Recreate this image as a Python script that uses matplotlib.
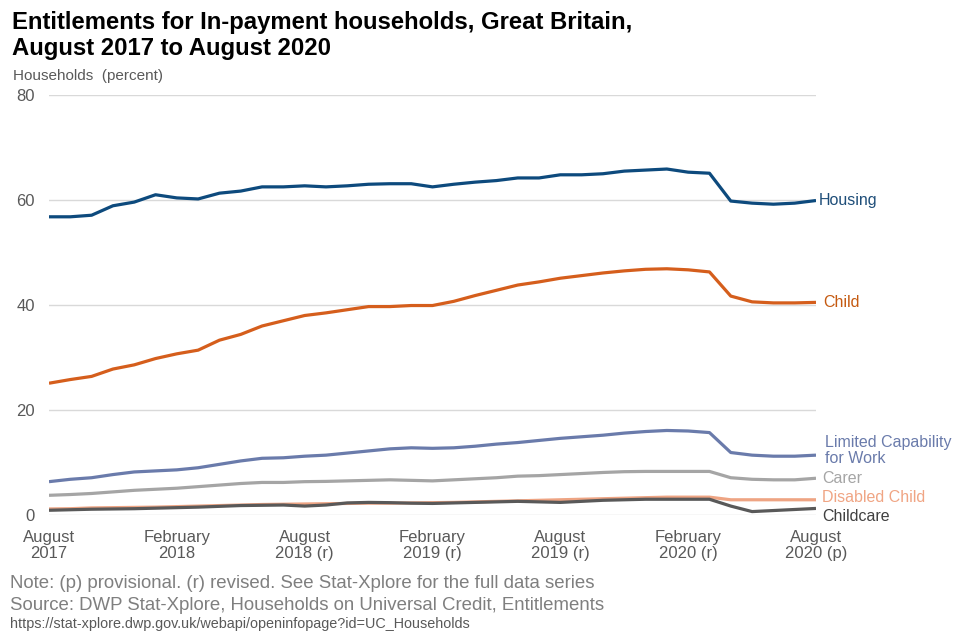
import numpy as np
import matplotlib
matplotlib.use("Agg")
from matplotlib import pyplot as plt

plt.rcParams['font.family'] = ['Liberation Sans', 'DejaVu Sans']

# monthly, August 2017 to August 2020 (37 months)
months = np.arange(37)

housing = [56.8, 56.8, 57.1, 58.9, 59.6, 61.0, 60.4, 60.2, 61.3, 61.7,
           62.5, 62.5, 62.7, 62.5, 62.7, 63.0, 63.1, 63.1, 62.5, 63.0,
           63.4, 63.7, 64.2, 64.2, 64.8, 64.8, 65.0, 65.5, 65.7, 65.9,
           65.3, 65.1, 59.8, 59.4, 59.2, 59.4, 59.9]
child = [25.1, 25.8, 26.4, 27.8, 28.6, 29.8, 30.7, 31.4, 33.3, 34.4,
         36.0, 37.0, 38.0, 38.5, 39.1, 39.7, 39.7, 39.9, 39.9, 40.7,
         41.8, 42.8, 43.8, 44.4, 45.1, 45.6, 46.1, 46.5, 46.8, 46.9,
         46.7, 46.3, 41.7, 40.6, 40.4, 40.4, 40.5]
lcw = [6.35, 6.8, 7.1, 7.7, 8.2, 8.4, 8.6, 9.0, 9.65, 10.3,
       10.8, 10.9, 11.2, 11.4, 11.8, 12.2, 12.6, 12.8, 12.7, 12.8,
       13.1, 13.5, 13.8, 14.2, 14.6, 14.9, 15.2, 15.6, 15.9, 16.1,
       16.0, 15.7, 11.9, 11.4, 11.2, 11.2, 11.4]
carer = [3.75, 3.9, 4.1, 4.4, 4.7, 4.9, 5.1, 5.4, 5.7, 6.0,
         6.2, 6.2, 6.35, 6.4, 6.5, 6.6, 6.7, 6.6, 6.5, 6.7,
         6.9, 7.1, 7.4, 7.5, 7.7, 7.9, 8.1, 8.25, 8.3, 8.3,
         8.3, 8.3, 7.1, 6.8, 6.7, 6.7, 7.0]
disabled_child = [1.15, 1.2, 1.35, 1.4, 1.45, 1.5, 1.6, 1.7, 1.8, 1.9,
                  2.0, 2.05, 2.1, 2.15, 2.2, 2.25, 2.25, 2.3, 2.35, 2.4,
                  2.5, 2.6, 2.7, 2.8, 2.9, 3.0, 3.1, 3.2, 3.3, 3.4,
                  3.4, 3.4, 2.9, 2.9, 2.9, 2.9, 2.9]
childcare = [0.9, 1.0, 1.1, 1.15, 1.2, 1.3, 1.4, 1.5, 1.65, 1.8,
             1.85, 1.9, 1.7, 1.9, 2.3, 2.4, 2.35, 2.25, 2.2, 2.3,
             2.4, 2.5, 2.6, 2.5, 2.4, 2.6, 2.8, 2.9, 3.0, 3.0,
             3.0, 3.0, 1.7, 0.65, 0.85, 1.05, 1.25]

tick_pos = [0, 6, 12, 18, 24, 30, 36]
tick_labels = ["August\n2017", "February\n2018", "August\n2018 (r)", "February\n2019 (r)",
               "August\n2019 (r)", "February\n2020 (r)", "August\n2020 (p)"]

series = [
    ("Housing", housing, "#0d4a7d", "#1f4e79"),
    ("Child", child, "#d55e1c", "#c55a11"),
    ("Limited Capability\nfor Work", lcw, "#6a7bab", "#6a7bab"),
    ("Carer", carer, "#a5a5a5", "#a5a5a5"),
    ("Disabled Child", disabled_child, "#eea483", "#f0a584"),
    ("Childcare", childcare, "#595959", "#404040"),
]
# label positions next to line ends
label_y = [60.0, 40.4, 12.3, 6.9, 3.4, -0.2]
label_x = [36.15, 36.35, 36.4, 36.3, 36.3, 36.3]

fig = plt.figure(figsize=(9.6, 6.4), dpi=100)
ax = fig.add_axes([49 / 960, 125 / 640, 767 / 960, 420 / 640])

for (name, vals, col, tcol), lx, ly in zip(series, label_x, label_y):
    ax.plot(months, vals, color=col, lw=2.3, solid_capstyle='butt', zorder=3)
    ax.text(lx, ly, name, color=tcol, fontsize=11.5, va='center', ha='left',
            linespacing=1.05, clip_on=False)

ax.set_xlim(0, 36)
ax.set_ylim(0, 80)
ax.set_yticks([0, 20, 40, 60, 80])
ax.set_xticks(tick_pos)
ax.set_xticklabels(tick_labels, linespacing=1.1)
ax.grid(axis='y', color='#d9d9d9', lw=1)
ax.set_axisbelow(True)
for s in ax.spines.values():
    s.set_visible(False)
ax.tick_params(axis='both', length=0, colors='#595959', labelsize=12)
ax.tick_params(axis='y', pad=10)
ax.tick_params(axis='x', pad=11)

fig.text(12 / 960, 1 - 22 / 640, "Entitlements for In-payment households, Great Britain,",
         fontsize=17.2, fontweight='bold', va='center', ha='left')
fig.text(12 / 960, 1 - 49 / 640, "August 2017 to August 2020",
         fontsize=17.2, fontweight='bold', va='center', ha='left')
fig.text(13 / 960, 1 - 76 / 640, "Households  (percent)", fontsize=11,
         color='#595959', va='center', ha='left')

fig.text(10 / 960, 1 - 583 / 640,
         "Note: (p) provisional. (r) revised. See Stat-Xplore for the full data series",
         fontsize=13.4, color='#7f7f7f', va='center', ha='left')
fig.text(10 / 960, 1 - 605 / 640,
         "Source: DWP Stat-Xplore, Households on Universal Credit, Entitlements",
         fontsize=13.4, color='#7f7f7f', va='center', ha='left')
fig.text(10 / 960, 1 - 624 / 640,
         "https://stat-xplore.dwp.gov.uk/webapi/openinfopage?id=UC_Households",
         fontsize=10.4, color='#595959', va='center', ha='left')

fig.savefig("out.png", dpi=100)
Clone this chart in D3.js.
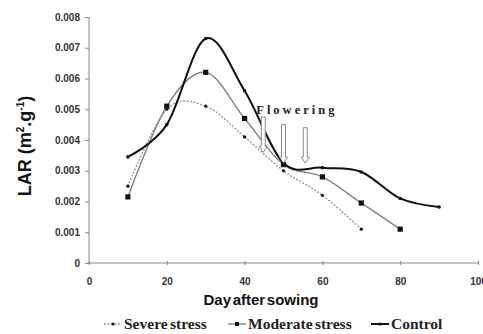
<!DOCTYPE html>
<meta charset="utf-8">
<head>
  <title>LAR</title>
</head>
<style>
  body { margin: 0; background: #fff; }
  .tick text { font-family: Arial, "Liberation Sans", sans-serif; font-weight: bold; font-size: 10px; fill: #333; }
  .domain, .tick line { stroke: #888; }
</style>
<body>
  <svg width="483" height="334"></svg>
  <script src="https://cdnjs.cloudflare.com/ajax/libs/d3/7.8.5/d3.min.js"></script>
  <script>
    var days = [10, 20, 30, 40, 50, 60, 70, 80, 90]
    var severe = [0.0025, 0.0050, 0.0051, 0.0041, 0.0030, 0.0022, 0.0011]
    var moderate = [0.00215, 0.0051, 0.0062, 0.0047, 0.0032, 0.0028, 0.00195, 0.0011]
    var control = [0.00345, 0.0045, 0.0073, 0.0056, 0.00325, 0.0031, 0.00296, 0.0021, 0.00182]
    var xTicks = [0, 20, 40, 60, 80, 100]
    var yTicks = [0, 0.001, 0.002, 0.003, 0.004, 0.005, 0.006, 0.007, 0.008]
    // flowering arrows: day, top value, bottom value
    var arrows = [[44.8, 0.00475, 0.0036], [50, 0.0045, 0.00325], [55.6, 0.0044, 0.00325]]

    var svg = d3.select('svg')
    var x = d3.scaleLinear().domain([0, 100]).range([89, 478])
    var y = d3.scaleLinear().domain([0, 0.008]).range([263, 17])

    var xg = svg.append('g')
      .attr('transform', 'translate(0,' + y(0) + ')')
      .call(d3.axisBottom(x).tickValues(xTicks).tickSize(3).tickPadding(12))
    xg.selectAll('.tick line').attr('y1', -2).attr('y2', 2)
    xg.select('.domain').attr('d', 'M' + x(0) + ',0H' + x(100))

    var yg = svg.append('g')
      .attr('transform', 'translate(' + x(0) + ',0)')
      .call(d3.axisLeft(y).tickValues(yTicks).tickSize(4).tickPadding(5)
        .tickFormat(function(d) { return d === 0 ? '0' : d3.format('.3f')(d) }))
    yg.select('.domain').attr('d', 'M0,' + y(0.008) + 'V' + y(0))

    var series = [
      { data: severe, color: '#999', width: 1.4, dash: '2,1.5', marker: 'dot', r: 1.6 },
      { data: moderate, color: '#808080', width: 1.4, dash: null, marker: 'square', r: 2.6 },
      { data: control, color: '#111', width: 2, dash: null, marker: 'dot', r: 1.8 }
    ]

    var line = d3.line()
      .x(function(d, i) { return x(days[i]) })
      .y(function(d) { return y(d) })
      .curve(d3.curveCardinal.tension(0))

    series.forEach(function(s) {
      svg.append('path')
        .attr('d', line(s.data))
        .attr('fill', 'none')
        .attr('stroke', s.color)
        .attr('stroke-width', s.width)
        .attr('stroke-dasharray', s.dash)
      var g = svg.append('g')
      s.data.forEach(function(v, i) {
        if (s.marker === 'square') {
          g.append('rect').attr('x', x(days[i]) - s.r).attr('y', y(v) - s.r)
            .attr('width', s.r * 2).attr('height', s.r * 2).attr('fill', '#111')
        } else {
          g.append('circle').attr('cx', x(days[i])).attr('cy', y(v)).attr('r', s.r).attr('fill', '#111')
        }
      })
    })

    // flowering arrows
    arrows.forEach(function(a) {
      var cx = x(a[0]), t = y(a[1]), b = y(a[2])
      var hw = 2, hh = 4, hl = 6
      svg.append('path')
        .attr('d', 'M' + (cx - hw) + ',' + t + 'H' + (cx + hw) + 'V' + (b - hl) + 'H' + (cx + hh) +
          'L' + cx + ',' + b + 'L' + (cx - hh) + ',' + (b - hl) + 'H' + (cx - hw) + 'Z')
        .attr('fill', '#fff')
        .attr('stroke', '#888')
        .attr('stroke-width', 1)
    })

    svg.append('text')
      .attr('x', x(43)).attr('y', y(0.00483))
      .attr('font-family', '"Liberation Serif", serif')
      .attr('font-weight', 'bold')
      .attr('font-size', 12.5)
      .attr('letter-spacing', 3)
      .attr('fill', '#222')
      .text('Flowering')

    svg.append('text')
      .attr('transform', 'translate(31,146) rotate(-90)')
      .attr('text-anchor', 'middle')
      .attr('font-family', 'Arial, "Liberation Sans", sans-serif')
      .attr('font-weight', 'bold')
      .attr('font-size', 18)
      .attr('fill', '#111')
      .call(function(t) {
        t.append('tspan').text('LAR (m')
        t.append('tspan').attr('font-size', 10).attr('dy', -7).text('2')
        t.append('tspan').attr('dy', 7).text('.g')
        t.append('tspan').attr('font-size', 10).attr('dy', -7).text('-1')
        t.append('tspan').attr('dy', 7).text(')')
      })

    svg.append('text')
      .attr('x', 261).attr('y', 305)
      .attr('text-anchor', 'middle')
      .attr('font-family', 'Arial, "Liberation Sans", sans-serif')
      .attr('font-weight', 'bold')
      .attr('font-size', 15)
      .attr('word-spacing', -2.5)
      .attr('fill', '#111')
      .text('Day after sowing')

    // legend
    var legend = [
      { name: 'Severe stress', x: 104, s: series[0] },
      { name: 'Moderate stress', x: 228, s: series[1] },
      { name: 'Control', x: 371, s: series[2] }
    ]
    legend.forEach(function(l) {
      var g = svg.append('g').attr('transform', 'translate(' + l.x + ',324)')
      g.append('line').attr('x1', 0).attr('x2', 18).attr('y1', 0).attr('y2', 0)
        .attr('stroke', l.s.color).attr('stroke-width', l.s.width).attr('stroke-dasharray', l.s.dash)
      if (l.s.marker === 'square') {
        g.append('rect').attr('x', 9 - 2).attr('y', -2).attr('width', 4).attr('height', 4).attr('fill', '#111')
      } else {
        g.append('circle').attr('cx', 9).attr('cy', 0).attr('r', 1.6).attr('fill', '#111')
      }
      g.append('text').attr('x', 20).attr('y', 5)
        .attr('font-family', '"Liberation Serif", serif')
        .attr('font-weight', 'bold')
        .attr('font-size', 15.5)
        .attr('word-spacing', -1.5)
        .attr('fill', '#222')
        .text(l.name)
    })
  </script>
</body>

» GIVEN REQUEST
Starting at the first line of the records above, set down each line exactly through the one that holds "months = np.arange(37)". Omit pictures.

» WRITTEN ANSWER
Recreate this image as a Python script that uses matplotlib.
import numpy as np
import matplotlib
matplotlib.use("Agg")
from matplotlib import pyplot as plt

plt.rcParams['font.family'] = ['Liberation Sans', 'DejaVu Sans']

# monthly, August 2017 to August 2020 (37 months)
months = np.arange(37)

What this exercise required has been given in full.